Одна из особенностей Чернякова – он одинаково профессионально ставит и оперу, и драму. Первый спектакль поставил в 21 год. Прежде чем попасть в поле зрения театральной элиты, выпустил около десятка драматических постановок в разных провинциальных городах, называя себя «земским режиссером». В прошлом году, впервые очутившись в качестве драматического режиссера на «Золотой маске» со спектаклем новосибирского театра «Глобус» «Двойное непостоянство» по Мариво, тут же ее и получил. В столице в этом качестве он должен дебютировать вроде как в следующем сезоне – сразу в МХТ и сразу с «Синей птицей» Метерлинка.

Есть мнение, что «Похождения повесы» – это лучшая постановка Большого театра за много лет. Она случилась довольно неожиданно для всех, в том числе для более мелких московских оперных театров, которые после этого как-то сразу перестали представлять собой гордую режиссерскую оппозицию. Большому эта постановка оперы Стравинского принесла много убытков, немножко свежей публики, «Золотую маску» и уверенность в себе. В его совместные с Черняковым планы входит «Евгений Онегин» Чайковского, который должен сменить нынешний спектакль 1944 года.

Первая опера Чернякова случилась в 1998 году – это был «Молодой Давид» екатеринбургского композитора Владимира Кобекина на стилизованно библейское либретто Алексея Парина. Черняков как-то вспоминал, что, получив этот исторический заказ, долго не мог прийти в себя от радости, детально описывая, сколько и где именно он не мог этого сделать. Пугающая фотографическая память на даты, места, пережитые эмоции и увиденные спектакли сочетаются у него с восхитительно небрежным отношением к отметкам реальной жизни. Он может несколько дней подряд опаздывать на поезд, но зато точно знает, в каком году услышал «Китеж» в исполнении Евгения Светланова.

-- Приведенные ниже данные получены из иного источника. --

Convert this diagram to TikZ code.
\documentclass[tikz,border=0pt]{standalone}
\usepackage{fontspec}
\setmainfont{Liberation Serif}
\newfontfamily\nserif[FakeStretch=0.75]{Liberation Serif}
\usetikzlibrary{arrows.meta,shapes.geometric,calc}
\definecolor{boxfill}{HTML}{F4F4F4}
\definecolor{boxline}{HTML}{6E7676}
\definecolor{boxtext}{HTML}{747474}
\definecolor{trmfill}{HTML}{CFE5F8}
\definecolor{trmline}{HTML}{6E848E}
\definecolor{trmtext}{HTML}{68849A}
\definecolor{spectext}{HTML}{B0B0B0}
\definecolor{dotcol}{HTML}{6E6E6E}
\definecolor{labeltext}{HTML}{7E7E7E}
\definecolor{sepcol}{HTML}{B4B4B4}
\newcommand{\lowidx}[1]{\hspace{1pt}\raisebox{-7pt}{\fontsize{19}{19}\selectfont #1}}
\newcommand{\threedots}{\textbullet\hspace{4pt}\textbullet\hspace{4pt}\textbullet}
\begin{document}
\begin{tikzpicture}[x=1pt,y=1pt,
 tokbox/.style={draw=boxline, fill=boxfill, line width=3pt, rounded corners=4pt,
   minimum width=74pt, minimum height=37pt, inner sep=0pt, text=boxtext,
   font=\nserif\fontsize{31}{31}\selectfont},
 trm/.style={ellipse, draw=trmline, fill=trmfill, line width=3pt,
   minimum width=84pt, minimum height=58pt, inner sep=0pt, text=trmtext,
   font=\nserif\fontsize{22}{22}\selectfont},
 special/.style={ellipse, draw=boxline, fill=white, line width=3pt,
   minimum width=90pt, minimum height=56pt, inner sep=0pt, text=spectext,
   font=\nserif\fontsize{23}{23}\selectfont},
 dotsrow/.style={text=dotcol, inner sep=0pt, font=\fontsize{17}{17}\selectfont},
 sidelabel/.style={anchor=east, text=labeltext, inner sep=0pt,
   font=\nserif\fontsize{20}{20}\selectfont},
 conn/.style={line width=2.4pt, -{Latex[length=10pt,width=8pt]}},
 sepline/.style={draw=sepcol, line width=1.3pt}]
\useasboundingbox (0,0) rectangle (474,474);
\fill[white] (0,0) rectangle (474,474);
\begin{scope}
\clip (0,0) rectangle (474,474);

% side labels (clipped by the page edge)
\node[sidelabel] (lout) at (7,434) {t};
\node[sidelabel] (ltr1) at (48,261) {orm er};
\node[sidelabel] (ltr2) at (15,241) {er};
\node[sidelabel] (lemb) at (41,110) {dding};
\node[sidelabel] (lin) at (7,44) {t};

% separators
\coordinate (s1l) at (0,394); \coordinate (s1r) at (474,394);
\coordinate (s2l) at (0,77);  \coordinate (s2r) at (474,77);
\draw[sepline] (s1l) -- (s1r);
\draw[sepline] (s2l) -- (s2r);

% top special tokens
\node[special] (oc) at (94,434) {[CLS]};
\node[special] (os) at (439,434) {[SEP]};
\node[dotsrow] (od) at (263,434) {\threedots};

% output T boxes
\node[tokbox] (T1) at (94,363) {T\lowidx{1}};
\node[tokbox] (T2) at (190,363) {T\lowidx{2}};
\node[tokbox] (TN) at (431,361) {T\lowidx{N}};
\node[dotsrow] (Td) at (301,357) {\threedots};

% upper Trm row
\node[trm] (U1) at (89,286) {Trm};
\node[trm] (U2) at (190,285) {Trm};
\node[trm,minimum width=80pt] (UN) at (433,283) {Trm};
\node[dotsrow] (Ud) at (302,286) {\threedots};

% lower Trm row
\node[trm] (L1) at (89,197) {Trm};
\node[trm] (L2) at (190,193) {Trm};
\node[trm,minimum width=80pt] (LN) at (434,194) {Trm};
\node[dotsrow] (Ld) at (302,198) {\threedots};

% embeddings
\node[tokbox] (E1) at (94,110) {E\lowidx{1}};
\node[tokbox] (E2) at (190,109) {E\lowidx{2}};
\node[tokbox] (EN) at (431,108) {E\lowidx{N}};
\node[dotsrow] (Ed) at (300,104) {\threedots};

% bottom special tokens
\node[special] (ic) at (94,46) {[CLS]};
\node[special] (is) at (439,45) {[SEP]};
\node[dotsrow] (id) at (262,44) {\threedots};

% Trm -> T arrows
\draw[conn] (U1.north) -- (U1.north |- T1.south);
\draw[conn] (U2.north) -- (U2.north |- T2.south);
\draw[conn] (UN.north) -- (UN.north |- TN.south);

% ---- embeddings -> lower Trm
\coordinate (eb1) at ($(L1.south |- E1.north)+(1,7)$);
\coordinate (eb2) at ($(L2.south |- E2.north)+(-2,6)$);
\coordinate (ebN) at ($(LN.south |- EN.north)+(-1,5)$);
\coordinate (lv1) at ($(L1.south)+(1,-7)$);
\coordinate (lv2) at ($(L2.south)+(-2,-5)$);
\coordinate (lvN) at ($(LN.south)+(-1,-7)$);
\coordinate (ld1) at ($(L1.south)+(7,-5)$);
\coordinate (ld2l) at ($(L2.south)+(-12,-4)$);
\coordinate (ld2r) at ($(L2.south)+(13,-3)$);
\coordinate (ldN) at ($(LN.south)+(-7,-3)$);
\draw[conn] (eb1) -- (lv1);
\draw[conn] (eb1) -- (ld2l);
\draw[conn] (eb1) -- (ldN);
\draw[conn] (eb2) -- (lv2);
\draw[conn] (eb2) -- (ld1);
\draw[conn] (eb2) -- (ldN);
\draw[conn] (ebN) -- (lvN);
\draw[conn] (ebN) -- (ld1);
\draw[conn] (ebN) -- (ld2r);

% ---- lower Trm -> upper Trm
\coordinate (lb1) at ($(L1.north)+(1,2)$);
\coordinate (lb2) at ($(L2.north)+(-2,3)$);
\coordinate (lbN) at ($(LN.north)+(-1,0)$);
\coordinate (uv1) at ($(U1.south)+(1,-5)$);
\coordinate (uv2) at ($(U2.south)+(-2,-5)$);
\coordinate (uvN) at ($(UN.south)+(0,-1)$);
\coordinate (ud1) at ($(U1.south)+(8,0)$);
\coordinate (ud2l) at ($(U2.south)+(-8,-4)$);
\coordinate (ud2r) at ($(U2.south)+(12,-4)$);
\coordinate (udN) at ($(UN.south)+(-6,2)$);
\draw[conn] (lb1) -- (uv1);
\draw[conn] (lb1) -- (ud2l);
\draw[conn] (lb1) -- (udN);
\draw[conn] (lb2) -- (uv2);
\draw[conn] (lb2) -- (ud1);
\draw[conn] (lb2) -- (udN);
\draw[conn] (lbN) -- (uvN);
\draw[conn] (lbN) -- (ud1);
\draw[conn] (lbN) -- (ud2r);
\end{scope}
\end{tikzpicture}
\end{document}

«Сказание о невидимом граде Китеже и деве Февронии» Римского-Корсакова – вторая опера Чернякова, и уже в Мариинке. Премьера в 2001 году и последовавшая затем победа на «Золотой маске» стали для российского оперного мира революцией: появился первый человек, который одновременно понимал музыку, владел языком современного театра и отваживался безо всякого кривлянья говорить о серьезных вещах. Таких как рай, например. Питер с его музейным самосознанием оказался самым неподходящим местом для этого человека, но именно в этом городе, как назло, находится Гергиев. Так что в прошлом году Черняков под недовольный ропот мариинской публики переосмыслил еще одно «наше все» – «Жизнь за царя» Глинки, а через месяц выпускает там «Тристана и Изольду» Вагнера.